**EXERCISE BRIEF**. All of the lines below are to be printed again exactly; images are excluded from the output.

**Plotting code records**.
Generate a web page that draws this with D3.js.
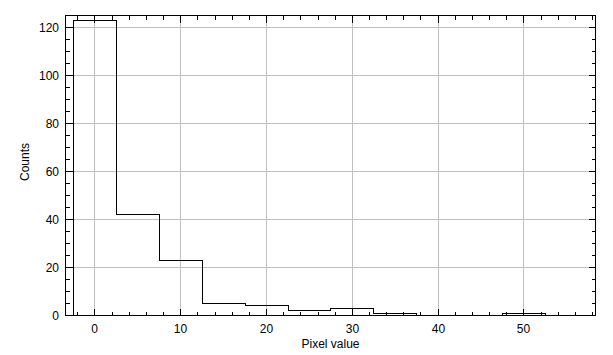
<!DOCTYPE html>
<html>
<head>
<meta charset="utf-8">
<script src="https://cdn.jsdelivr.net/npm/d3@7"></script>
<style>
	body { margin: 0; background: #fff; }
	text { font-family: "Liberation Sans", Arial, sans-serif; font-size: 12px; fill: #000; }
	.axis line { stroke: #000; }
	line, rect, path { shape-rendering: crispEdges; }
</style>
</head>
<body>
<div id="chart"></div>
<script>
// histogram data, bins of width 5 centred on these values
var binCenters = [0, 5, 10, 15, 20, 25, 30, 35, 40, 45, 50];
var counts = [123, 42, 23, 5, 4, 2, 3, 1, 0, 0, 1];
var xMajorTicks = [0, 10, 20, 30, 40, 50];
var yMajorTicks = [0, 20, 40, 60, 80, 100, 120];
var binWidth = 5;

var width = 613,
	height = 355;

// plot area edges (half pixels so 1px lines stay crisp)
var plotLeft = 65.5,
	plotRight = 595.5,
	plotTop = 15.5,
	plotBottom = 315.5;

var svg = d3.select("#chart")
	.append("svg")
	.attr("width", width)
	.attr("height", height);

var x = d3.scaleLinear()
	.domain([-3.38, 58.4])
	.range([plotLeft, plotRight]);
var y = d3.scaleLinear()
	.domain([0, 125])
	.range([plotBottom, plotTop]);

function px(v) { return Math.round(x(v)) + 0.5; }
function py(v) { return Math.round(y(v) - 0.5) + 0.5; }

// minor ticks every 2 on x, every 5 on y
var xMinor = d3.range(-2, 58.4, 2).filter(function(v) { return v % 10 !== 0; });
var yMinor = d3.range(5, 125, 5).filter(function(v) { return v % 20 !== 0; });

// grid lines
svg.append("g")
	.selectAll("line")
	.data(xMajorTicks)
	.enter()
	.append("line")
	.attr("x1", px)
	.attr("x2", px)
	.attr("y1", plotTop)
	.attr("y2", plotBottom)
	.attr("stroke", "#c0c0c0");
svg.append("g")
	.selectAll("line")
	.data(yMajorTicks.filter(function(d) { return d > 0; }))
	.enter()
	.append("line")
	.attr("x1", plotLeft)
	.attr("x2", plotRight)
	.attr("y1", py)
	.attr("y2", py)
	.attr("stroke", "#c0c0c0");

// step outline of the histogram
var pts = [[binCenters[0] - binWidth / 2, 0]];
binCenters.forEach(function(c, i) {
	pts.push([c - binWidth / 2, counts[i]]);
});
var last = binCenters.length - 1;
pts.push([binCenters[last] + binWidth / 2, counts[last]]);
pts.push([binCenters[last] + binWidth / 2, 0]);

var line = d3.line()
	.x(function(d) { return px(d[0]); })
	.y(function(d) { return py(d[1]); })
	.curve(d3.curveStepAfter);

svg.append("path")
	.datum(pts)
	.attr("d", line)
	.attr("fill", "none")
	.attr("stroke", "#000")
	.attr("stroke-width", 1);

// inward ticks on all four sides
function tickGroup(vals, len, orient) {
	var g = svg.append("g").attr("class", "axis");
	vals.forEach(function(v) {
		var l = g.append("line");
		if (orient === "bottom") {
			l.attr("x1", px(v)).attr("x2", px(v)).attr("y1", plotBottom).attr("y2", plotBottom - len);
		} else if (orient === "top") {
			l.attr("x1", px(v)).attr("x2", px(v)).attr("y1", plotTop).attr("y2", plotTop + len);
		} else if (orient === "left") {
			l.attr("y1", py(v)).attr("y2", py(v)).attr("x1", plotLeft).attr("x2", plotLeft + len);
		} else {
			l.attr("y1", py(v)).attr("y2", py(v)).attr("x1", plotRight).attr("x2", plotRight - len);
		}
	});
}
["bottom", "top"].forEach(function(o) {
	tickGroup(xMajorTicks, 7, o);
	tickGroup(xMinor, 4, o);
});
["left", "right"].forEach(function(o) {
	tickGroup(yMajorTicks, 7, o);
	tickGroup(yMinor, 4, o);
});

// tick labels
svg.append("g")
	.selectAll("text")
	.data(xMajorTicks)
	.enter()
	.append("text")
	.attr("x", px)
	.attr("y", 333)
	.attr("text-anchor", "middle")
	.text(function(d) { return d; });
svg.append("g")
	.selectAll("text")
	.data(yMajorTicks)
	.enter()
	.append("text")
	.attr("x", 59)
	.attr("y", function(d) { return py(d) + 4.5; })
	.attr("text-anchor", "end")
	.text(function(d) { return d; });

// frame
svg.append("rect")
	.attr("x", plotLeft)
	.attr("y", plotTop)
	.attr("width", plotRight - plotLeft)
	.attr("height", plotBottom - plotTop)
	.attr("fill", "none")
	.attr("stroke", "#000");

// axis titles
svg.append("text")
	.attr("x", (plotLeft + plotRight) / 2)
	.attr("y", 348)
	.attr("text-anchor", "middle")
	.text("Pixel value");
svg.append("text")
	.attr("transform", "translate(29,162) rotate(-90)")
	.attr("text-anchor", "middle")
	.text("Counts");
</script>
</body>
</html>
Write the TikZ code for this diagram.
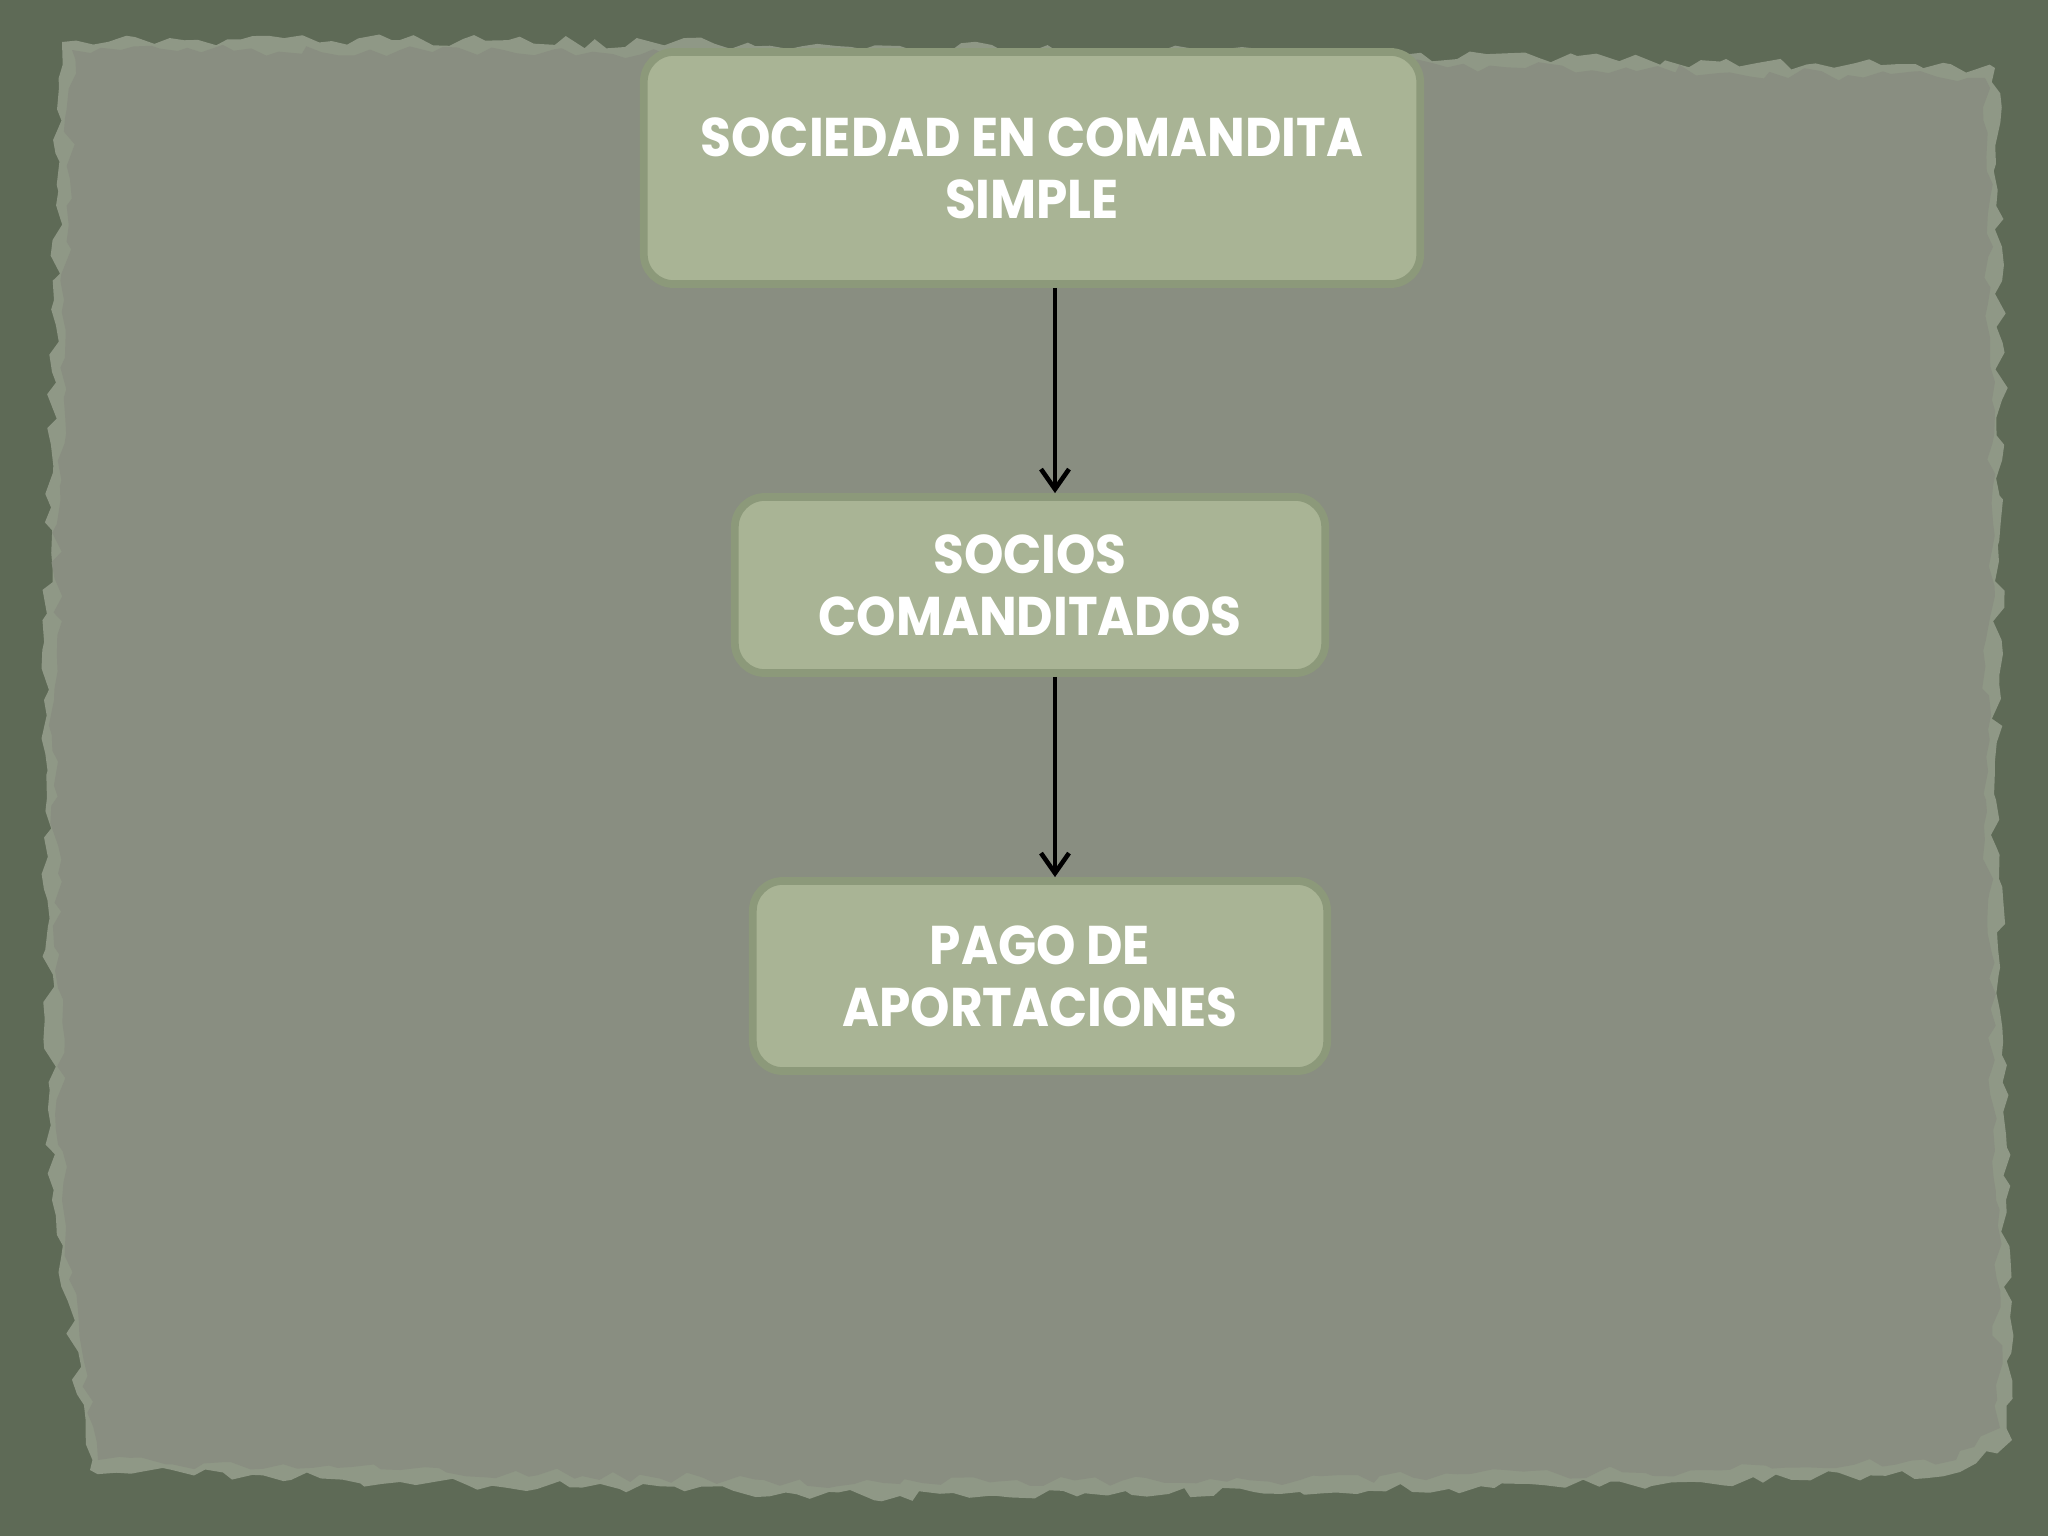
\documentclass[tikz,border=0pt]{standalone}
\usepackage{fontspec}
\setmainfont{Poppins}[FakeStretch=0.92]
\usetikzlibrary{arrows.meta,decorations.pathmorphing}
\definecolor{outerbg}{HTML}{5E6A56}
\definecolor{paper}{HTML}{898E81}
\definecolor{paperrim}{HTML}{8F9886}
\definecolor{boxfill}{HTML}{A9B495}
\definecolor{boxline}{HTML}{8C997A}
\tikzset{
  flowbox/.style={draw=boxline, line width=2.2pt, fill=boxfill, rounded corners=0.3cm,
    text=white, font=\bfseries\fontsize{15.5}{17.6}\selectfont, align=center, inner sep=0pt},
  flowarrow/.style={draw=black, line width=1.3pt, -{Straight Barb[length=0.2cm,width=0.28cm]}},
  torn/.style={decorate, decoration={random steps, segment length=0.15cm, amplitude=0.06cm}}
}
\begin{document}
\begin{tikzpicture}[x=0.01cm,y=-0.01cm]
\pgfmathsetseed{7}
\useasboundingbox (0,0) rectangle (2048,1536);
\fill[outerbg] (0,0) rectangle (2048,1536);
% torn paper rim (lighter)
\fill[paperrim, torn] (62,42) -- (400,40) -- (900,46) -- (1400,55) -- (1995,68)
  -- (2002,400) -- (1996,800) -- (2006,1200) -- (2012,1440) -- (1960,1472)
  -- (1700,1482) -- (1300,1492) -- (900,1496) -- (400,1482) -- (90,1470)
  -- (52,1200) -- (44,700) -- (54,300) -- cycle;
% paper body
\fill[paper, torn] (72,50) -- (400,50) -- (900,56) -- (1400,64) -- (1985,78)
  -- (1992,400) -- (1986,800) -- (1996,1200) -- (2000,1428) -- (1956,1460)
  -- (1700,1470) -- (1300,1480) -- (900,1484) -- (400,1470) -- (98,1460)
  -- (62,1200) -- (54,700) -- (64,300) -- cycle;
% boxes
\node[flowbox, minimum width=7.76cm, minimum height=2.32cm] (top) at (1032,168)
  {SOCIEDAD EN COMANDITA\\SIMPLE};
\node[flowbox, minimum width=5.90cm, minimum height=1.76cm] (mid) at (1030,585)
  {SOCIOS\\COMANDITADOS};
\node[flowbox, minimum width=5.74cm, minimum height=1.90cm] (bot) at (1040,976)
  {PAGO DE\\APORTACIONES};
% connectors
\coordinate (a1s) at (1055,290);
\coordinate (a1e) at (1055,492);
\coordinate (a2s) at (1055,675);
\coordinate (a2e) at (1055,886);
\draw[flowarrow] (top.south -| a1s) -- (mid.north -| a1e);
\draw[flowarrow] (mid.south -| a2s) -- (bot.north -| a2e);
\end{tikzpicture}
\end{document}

**CORRECT RESULT**.
Generate a web page that draws this with D3.js.
<!DOCTYPE html>
<html>
<head>
<meta charset="utf-8">
<script src="https://cdn.jsdelivr.net/npm/d3@7"></script>
<style>
	body { margin: 0; background: #fff; }
	text { font-family: "Liberation Sans", Arial, sans-serif; font-size: 12px; fill: #000; }
	.axis line { stroke: #000; }
	line, rect, path { shape-rendering: crispEdges; }
</style>
</head>
<body>
<div id="chart"></div>
<script>
// histogram data, bins of width 5 centred on these values
var binCenters = [0, 5, 10, 15, 20, 25, 30, 35, 40, 45, 50];
var counts = [123, 42, 23, 5, 4, 2, 3, 1, 0, 0, 1];
var xMajorTicks = [0, 10, 20, 30, 40, 50];
var yMajorTicks = [0, 20, 40, 60, 80, 100, 120];
var binWidth = 5;

var width = 613,
	height = 355;

// plot area edges (half pixels so 1px lines stay crisp)
var plotLeft = 65.5,
	plotRight = 595.5,
	plotTop = 15.5,
	plotBottom = 315.5;

var svg = d3.select("#chart")
	.append("svg")
	.attr("width", width)
	.attr("height", height);

var x = d3.scaleLinear()
	.domain([-3.38, 58.4])
	.range([plotLeft, plotRight]);
var y = d3.scaleLinear()
	.domain([0, 125])
	.range([plotBottom, plotTop]);

function px(v) { return Math.round(x(v)) + 0.5; }
function py(v) { return Math.round(y(v) - 0.5) + 0.5; }

// minor ticks every 2 on x, every 5 on y
var xMinor = d3.range(-2, 58.4, 2).filter(function(v) { return v % 10 !== 0; });
var yMinor = d3.range(5, 125, 5).filter(function(v) { return v % 20 !== 0; });

// grid lines
svg.append("g")
	.selectAll("line")
	.data(xMajorTicks)
	.enter()
	.append("line")
	.attr("x1", px)
	.attr("x2", px)
	.attr("y1", plotTop)
	.attr("y2", plotBottom)
	.attr("stroke", "#c0c0c0");
svg.append("g")
	.selectAll("line")
	.data(yMajorTicks.filter(function(d) { return d > 0; }))
	.enter()
	.append("line")
	.attr("x1", plotLeft)
	.attr("x2", plotRight)
	.attr("y1", py)
	.attr("y2", py)
	.attr("stroke", "#c0c0c0");

// step outline of the histogram
var pts = [[binCenters[0] - binWidth / 2, 0]];
binCenters.forEach(function(c, i) {
	pts.push([c - binWidth / 2, counts[i]]);
});
var last = binCenters.length - 1;
pts.push([binCenters[last] + binWidth / 2, counts[last]]);
pts.push([binCenters[last] + binWidth / 2, 0]);

var line = d3.line()
	.x(function(d) { return px(d[0]); })
	.y(function(d) { return py(d[1]); })
	.curve(d3.curveStepAfter);

svg.append("path")
	.datum(pts)
	.attr("d", line)
	.attr("fill", "none")
	.attr("stroke", "#000")
	.attr("stroke-width", 1);

// inward ticks on all four sides
function tickGroup(vals, len, orient) {
	var g = svg.append("g").attr("class", "axis");
	vals.forEach(function(v) {
		var l = g.append("line");
		if (orient === "bottom") {
			l.attr("x1", px(v)).attr("x2", px(v)).attr("y1", plotBottom).attr("y2", plotBottom - len);
		} else if (orient === "top") {
			l.attr("x1", px(v)).attr("x2", px(v)).attr("y1", plotTop).attr("y2", plotTop + len);
		} else if (orient === "left") {
			l.attr("y1", py(v)).attr("y2", py(v)).attr("x1", plotLeft).attr("x2", plotLeft + len);
		} else {
			l.attr("y1", py(v)).attr("y2", py(v)).attr("x1", plotRight).attr("x2", plotRight - len);
		}
	});
}
["bottom", "top"].forEach(function(o) {
	tickGroup(xMajorTicks, 7, o);
	tickGroup(xMinor, 4, o);
});
["left", "right"].forEach(function(o) {
	tickGroup(yMajorTicks, 7, o);
	tickGroup(yMinor, 4, o);
});

// tick labels
svg.append("g")
	.selectAll("text")
	.data(xMajorTicks)
	.enter()
	.append("text")
	.attr("x", px)
	.attr("y", 333)
	.attr("text-anchor", "middle")
	.text(function(d) { return d; });
svg.append("g")
	.selectAll("text")
	.data(yMajorTicks)
	.enter()
	.append("text")
	.attr("x", 59)
	.attr("y", function(d) { return py(d) + 4.5; })
	.attr("text-anchor", "end")
	.text(function(d) { return d; });

// frame
svg.append("rect")
	.attr("x", plotLeft)
	.attr("y", plotTop)
	.attr("width", plotRight - plotLeft)
	.attr("height", plotBottom - plotTop)
	.attr("fill", "none")
	.attr("stroke", "#000");

// axis titles
svg.append("text")
	.attr("x", (plotLeft + plotRight) / 2)
	.attr("y", 348)
	.attr("text-anchor", "middle")
	.text("Pixel value");
svg.append("text")
	.attr("transform", "translate(29,162) rotate(-90)")
	.attr("text-anchor", "middle")
	.text("Counts");
</script>
</body>
</html>
Write the TikZ code for this diagram.
\documentclass[tikz,border=0pt]{standalone}
\usepackage{fontspec}
\setmainfont{Poppins}[FakeStretch=0.92]
\usetikzlibrary{arrows.meta,decorations.pathmorphing}
\definecolor{outerbg}{HTML}{5E6A56}
\definecolor{paper}{HTML}{898E81}
\definecolor{paperrim}{HTML}{8F9886}
\definecolor{boxfill}{HTML}{A9B495}
\definecolor{boxline}{HTML}{8C997A}
\tikzset{
  flowbox/.style={draw=boxline, line width=2.2pt, fill=boxfill, rounded corners=0.3cm,
    text=white, font=\bfseries\fontsize{15.5}{17.6}\selectfont, align=center, inner sep=0pt},
  flowarrow/.style={draw=black, line width=1.3pt, -{Straight Barb[length=0.2cm,width=0.28cm]}},
  torn/.style={decorate, decoration={random steps, segment length=0.15cm, amplitude=0.06cm}}
}
\begin{document}
\begin{tikzpicture}[x=0.01cm,y=-0.01cm]
\pgfmathsetseed{7}
\useasboundingbox (0,0) rectangle (2048,1536);
\fill[outerbg] (0,0) rectangle (2048,1536);
% torn paper rim (lighter)
\fill[paperrim, torn] (62,42) -- (400,40) -- (900,46) -- (1400,55) -- (1995,68)
  -- (2002,400) -- (1996,800) -- (2006,1200) -- (2012,1440) -- (1960,1472)
  -- (1700,1482) -- (1300,1492) -- (900,1496) -- (400,1482) -- (90,1470)
  -- (52,1200) -- (44,700) -- (54,300) -- cycle;
% paper body
\fill[paper, torn] (72,50) -- (400,50) -- (900,56) -- (1400,64) -- (1985,78)
  -- (1992,400) -- (1986,800) -- (1996,1200) -- (2000,1428) -- (1956,1460)
  -- (1700,1470) -- (1300,1480) -- (900,1484) -- (400,1470) -- (98,1460)
  -- (62,1200) -- (54,700) -- (64,300) -- cycle;
% boxes
\node[flowbox, minimum width=7.76cm, minimum height=2.32cm] (top) at (1032,168)
  {SOCIEDAD EN COMANDITA\\SIMPLE};
\node[flowbox, minimum width=5.90cm, minimum height=1.76cm] (mid) at (1030,585)
  {SOCIOS\\COMANDITADOS};
\node[flowbox, minimum width=5.74cm, minimum height=1.90cm] (bot) at (1040,976)
  {PAGO DE\\APORTACIONES};
% connectors
\coordinate (a1s) at (1055,290);
\coordinate (a1e) at (1055,492);
\coordinate (a2s) at (1055,675);
\coordinate (a2e) at (1055,886);
\draw[flowarrow] (top.south -| a1s) -- (mid.north -| a1e);
\draw[flowarrow] (mid.south -| a2s) -- (bot.north -| a2e);
\end{tikzpicture}
\end{document}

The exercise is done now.